In re Funding Systems Asset Management Corp., 111 B.R. 500, 522 (Bankr.W.D. Pa.1990).
Each of these elements is found with respect to the Agreement in the case at bar.
A transfer of Debtor's interest in the funds occurred when Debtor relinquished the exclusive right to receive payments from Max, and agreed instead to the issuance by Max of checks jointly payable to Debtor and Dal-Tile, which checks Debtor further agreed to endorse and deliver to Dal-Tile. The transfer was for the benefit of Dal-Tile and was for an antecedent debt. The purpose of the Agreement was to ensure that Debtor's past-due debt to Dal-Tile was satisfied. Dal-Tile has not rebutted the statutory presumption of insolvency, see 11 U.S.C. § 547(f).
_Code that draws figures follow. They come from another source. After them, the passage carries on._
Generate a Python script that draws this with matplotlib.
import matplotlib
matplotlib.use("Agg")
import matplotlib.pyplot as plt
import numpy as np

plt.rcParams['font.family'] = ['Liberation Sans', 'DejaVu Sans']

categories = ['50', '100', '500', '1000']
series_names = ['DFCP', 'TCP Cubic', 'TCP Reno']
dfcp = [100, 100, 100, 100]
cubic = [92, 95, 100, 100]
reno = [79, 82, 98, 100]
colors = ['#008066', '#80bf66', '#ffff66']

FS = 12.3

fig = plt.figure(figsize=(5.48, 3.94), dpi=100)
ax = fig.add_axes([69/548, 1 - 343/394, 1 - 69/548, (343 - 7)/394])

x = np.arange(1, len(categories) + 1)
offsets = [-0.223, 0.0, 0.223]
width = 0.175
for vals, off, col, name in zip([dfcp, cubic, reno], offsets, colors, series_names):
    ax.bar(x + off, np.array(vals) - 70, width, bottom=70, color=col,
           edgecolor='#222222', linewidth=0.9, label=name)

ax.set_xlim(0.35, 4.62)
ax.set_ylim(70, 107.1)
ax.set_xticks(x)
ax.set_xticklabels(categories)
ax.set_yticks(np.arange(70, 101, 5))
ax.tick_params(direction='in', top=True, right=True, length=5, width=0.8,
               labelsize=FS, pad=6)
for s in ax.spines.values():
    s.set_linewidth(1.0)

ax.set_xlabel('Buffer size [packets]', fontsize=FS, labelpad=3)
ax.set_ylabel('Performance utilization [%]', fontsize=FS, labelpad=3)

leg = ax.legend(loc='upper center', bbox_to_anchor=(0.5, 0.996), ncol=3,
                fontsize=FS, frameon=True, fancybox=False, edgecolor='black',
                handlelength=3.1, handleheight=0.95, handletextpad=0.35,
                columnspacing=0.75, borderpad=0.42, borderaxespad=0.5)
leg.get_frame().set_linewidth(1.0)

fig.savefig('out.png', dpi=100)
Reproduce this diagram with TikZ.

To the contrary, Debtor's insolvency at the time in question is not an issue. The transfer took place less then ninety (90) days prior to the filing of the bankruptcy petition on March 16, 1989.[1] Finally, the transfer permitted Dal-Tile to receive more than it would upon liquidation of Debtor. Dal-Tile was to receive payment in full under the Agreement while similarly situated creditors will receive substantially less, if anything.
Plaintiff's issues and its right to this res directly relate to this Agreement. This Agreement is a textbook example of a bankruptcy preference which Trustee properly demands be avoided.
Summary judgment will be entered for Trustee and against Dal-Tile, both as to Dal-Tile's claim against Trustee and Trustee's counterclaim against Dal-Tile.
An appropriate Order will be issued.
NOTES
[1] It is this feature, perhaps more than any other, that differentiates the present case from all of the cases cited by the parties. In all other cases, the Joint Check Agreement had been entered into more than ninety (90) days prior to the filing of the bankruptcy petition.